Es kann schon der Aufruf zu Hass gegen Lesben, Schwule und Bisexuelle zur Anzeige gebracht werden und nicht erst der tatsächliche Schlag ins Gesicht. Letzterer ist und bleibt strafrechtlich relevant, daran ändert sich nichts. Die Vorlage hat folglich auch starken präventiven Charakter. Es gilt in diesem Zusammenhang auch zu betonen, dass der Aufruf zu Hass und Gewalt keine Meinung ist. Die Meinungsäusserungsfreiheit wird also nicht tangiert.

Könnten Angriffe auf LGBTIQ+ wie in der Silvesternacht nach der Abstimmung verhindert werden?

Das muss unser Ziel sein.
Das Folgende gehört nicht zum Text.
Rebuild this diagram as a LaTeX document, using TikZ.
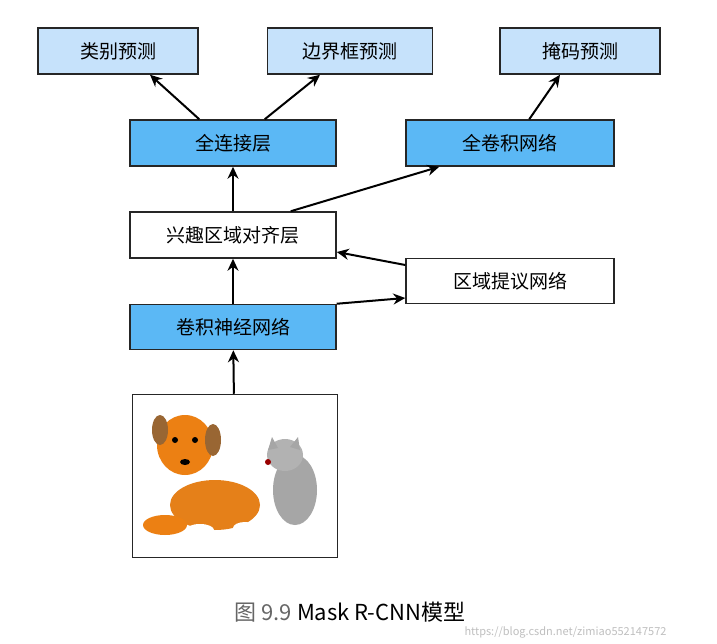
\documentclass[tikz,border=0pt]{standalone}
\usepackage{fontspec}
\setmainfont{Noto Sans CJK SC}
\usetikzlibrary{arrows.meta,calc}
\definecolor{lb}{HTML}{C6E2FB}
\definecolor{db}{HTML}{5BB8F5}
\begin{document}
\begin{tikzpicture}[x=1pt,y=-1pt,
 box/.style={draw=black!85,line width=1.5pt,font=\fontsize{19}{22}\selectfont,inner sep=0pt},
 arr/.style={-{Stealth[length=12pt,width=11pt]},line width=2pt}]
\useasboundingbox[fill=white] (0,0) rectangle (717,644);
\node[box,fill=lb,minimum width=160,minimum height=46] (c) at (118,51) {类别预测};
\node[box,fill=lb,minimum width=165,minimum height=46] (b) at (350,51) {边界框预测};
\node[box,fill=lb,minimum width=160,minimum height=46] (m) at (580,51) {掩码预测};
\node[box,fill=db,minimum width=206,minimum height=46] (fc) at (233,143) {全连接层};
\node[box,fill=db,minimum width=208,minimum height=46] (fcn) at (510,143) {全卷积网络};
\node[box,fill=white,minimum width=206,minimum height=46] (roi) at (233,235) {兴趣区域对齐层};
\node[box,fill=white,minimum width=208,minimum height=45] (rpn) at (510,281) {区域提议网络};
\node[box,fill=db,minimum width=206,minimum height=45] (cnn) at (233,327) {卷积神经网络};
\node[draw=black!85,line width=1.5pt,minimum width=205,minimum height=163,inner sep=0pt] (img) at (235,476) {};
\begin{scope}
\fill[orange!60!brown] (215,505) ellipse (45 and 25);
\fill[orange!70!brown] (165,525) ellipse (22 and 10);
\fill[orange!70!brown] (185,445) ellipse (28 and 30);
\fill[brown!80!black] (160,430) ellipse (8 and 15);
\fill[brown!80!black] (213,440) ellipse (8 and 16);
\fill[black] (175,440) circle (3); \fill[black] (195,440) circle (3);
\fill[black] (185,462) ellipse (5 and 3);
\fill[gray!70] (295,490) ellipse (22 and 35);
\fill[gray!60] (285,455) ellipse (18 and 16);
\fill[gray!70] (272,437)--(278,448)--(268,450)--cycle;
\fill[gray!70] (298,437)--(300,450)--(290,447)--cycle;
\fill[red!60!black] (268,462) circle (3);
\fill[white] (200,530) ellipse (14 and 6); \fill[white] (245,528) ellipse (12 and 6);
\end{scope}
\draw[arr] (img) -- (cnn);
\draw[arr] (cnn) -- (roi);
\draw[arr] (roi) -- (fc);
\draw[arr] (cnn.north east) -- (rpn.west |- 0,298);
\draw[arr] (rpn.west |- 0,265) -- (roi.east |- 0,252);
\draw[arr] ($(roi.north east)+(-46,0)$) -- ($(fcn.south west)+(34,0)$);
\draw[arr] ($(fc.north west)+(70,0)$) -- ($(c.south)+(32,0)$);
\draw[arr] ($(fc.north east)+(-72,0)$) -- ($(b.south)+(-30,0)$);
\draw[arr] ($(fcn.north west)+(124,0)$) -- ($(m.south)+(-20,0)$);
\node[font=\fontsize{22}{26}\selectfont] (cap) at (350,612) {\textcolor{black!60}{\textit{图 9.9}} Mask R-CNN模型};
\node[font=\fontsize{11}{12}\selectfont,text=black!25,anchor=east] (wm) at (670,632) {https://blog.csdn.net/zimiao552147572};
\end{tikzpicture}
\end{document}
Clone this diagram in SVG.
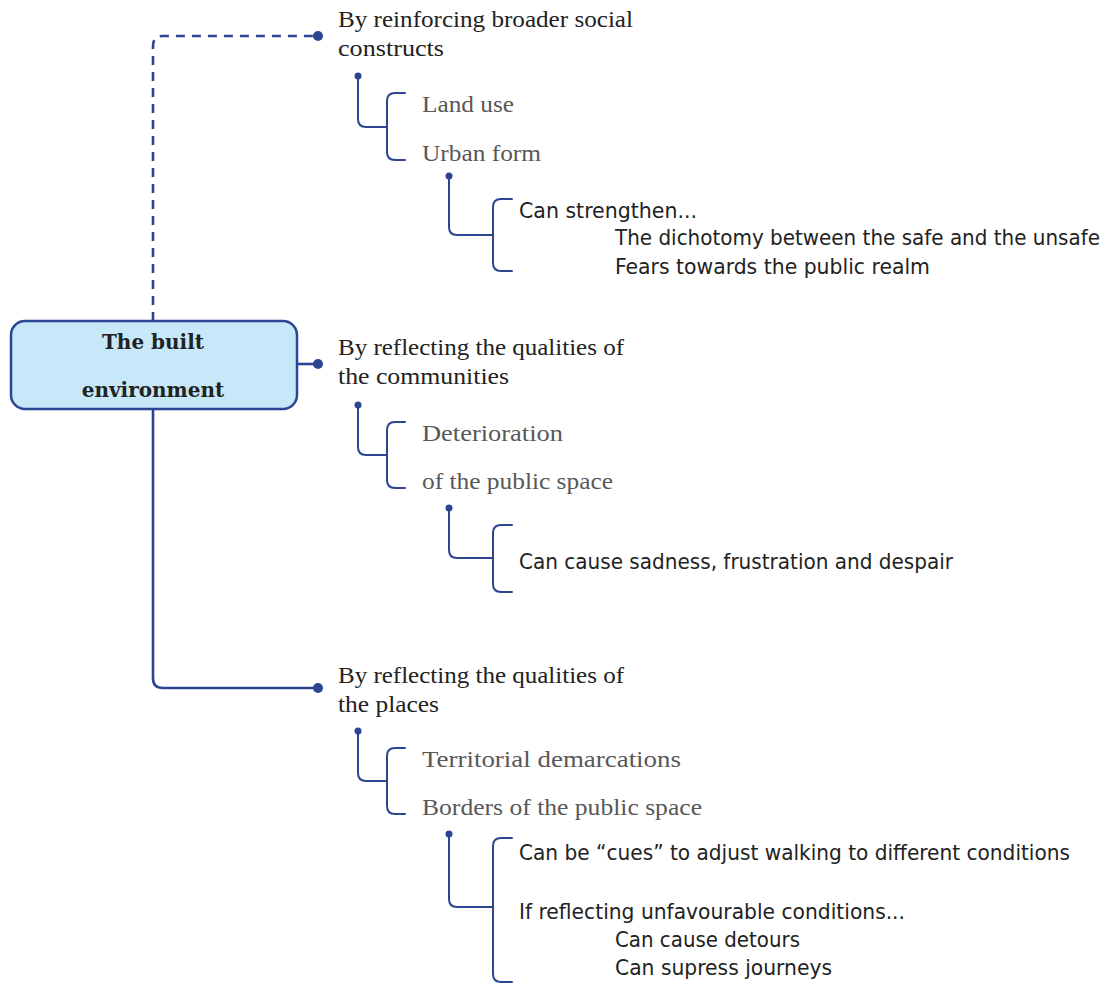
<svg xmlns="http://www.w3.org/2000/svg" width="1104" height="983" viewBox="0 0 1104 983">
<style>
.ln{fill:none;stroke:#2b4592;stroke-width:2;stroke-linecap:round;stroke-linejoin:round}
.main{fill:none;stroke:#2b4592;stroke-width:2.6}
.dash{stroke-dasharray:9 7}
.dot{fill:#2b4592}
.l1{font-family:"Liberation Serif","DejaVu Serif",serif;font-size:24px;fill:#222}
.l2{font-family:"Liberation Serif","DejaVu Serif",serif;font-size:24px;fill:#585858}
.l3{font-family:"Liberation Sans Narrow","DejaVu Sans Condensed","Liberation Sans",sans-serif;font-size:21px;fill:#222}
.ct{font-family:"DejaVu Serif","Liberation Serif",serif;font-size:20px;font-weight:bold;fill:#222;text-anchor:middle}
</style>
<g id="connectors">
<path class="main dash" d="M153 321 V46 Q153 36 163 36 H318"/>
<line class="main" x1="297" y1="364" x2="318" y2="364"/>
<path class="main" d="M153 409 V678 Q153 688 163 688 H318"/>
<circle class="dot" cx="318" cy="36" r="5"/>
<circle class="dot" cx="318" cy="364" r="5"/>
<circle class="dot" cx="318" cy="688" r="5"/>
</g>
<g id="root">
<rect x="11" y="321" width="286" height="88" rx="14" fill="#c6e8f8" stroke="#2b4592" stroke-width="2.5"/>
<text class="ct" x="153" y="349">The built</text>
<text class="ct" x="153" y="397">environment</text>
</g>
<g id="branch1">
<text class="l1" x="338" y="27" textLength="295" lengthAdjust="spacingAndGlyphs">By reinforcing broader social</text>
<text class="l1" x="338" y="56" textLength="106" lengthAdjust="spacingAndGlyphs">constructs</text>
<circle class="dot" cx="358" cy="76" r="3.5"/>
<path class="ln" d="M358 76 V119 Q358 127 366 127 H387"/>
<path class="ln" d="M405 93 H395 Q387 93 387 101 V152 Q387 160 395 160 H405"/>
<text class="l2" x="422" y="112" textLength="92" lengthAdjust="spacingAndGlyphs">Land use</text>
<text class="l2" x="422" y="161" textLength="119" lengthAdjust="spacingAndGlyphs">Urban form</text>
<circle class="dot" cx="449" cy="176" r="3.5"/>
<path class="ln" d="M449 176 V227 Q449 235 457 235 H493"/>
<path class="ln" d="M512 199 H501 Q493 199 493 207 V263 Q493 271 501 271 H512"/>
<text class="l3" x="519" y="218" textLength="178" lengthAdjust="spacingAndGlyphs">Can strengthen...</text>
<text class="l3" x="615" y="245" textLength="485" lengthAdjust="spacingAndGlyphs">The dichotomy between the safe and the unsafe</text>
<text class="l3" x="615" y="274" textLength="315" lengthAdjust="spacingAndGlyphs">Fears towards the public realm</text>
</g>
<g id="branch2">
<text class="l1" x="338" y="355" textLength="286" lengthAdjust="spacingAndGlyphs">By reflecting the qualities of</text>
<text class="l1" x="338" y="384" textLength="171" lengthAdjust="spacingAndGlyphs">the communities</text>
<circle class="dot" cx="358" cy="405" r="3.5"/>
<path class="ln" d="M358 405 V447 Q358 455 366 455 H387"/>
<path class="ln" d="M405 422 H395 Q387 422 387 430 V480 Q387 488 395 488 H405"/>
<text class="l2" x="422" y="441" textLength="141" lengthAdjust="spacingAndGlyphs">Deterioration</text>
<text class="l2" x="422" y="489" textLength="191" lengthAdjust="spacingAndGlyphs">of the public space</text>
<circle class="dot" cx="449" cy="508" r="3.5"/>
<path class="ln" d="M449 508 V550 Q449 558 457 558 H493"/>
<path class="ln" d="M512 525 H501 Q493 525 493 533 V584 Q493 592 501 592 H512"/>
<text class="l3" x="519" y="569" textLength="434" lengthAdjust="spacingAndGlyphs">Can cause sadness, frustration and despair</text>
</g>
<g id="branch3">
<text class="l1" x="338" y="683" textLength="286" lengthAdjust="spacingAndGlyphs">By reflecting the qualities of</text>
<text class="l1" x="338" y="712" textLength="101" lengthAdjust="spacingAndGlyphs">the places</text>
<circle class="dot" cx="358" cy="731" r="3.5"/>
<path class="ln" d="M358 731 V773 Q358 781 366 781 H387"/>
<path class="ln" d="M405 748 H395 Q387 748 387 756 V806 Q387 814 395 814 H405"/>
<text class="l2" x="422" y="767" textLength="259" lengthAdjust="spacingAndGlyphs">Territorial demarcations</text>
<text class="l2" x="422" y="815" textLength="280" lengthAdjust="spacingAndGlyphs">Borders of the public space</text>
<circle class="dot" cx="449" cy="834" r="3.5"/>
<path class="ln" d="M449 834 V899 Q449 907 457 907 H493"/>
<path class="ln" d="M512 838 H501 Q493 838 493 846 V974 Q493 982 501 982 H512"/>
<text class="l3" x="519" y="860" textLength="551" lengthAdjust="spacingAndGlyphs">Can be “cues” to adjust walking to different conditions</text>
<text class="l3" x="519" y="919" textLength="386" lengthAdjust="spacingAndGlyphs">If reflecting unfavourable conditions...</text>
<text class="l3" x="615" y="947" textLength="185" lengthAdjust="spacingAndGlyphs">Can cause detours</text>
<text class="l3" x="615" y="975" textLength="217" lengthAdjust="spacingAndGlyphs">Can supress journeys</text>
</g>
</svg>
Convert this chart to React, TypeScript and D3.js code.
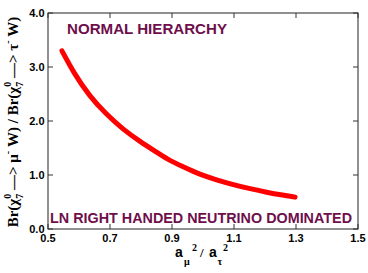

Wir müssen als Community gemeinsam mit den Clubs und den Behörden nach Lösungen für das Problem suchen. Das Gesetz hilft zwar aufgrund der präventiven Wirkung, ist aber nur ein Puzzelstück, um Aggressionen gegen LGBTIQ+ effektiv zu verhindern.

Wer sich in den Tiefen von Twitter verirrt, liest, es gehe bei der Abstimmung um Sonderrechte für nicht heterosexuelle Menschen. Was entgegnest du?

Dieser Begriff wird gezielt zur Irreführung verwendet. Es geht hier um die Ausweitung der bestehenden Strafnorm auf eine weitere verletzliche Gruppe, die offenbar immernoch sehr regelmässig Gewalt ausgesetzt ist. Die jüngste Tat belegt das abermals: Es geht bei dieser Frage also nicht um Besserstellung, sondern um Gleichstellung.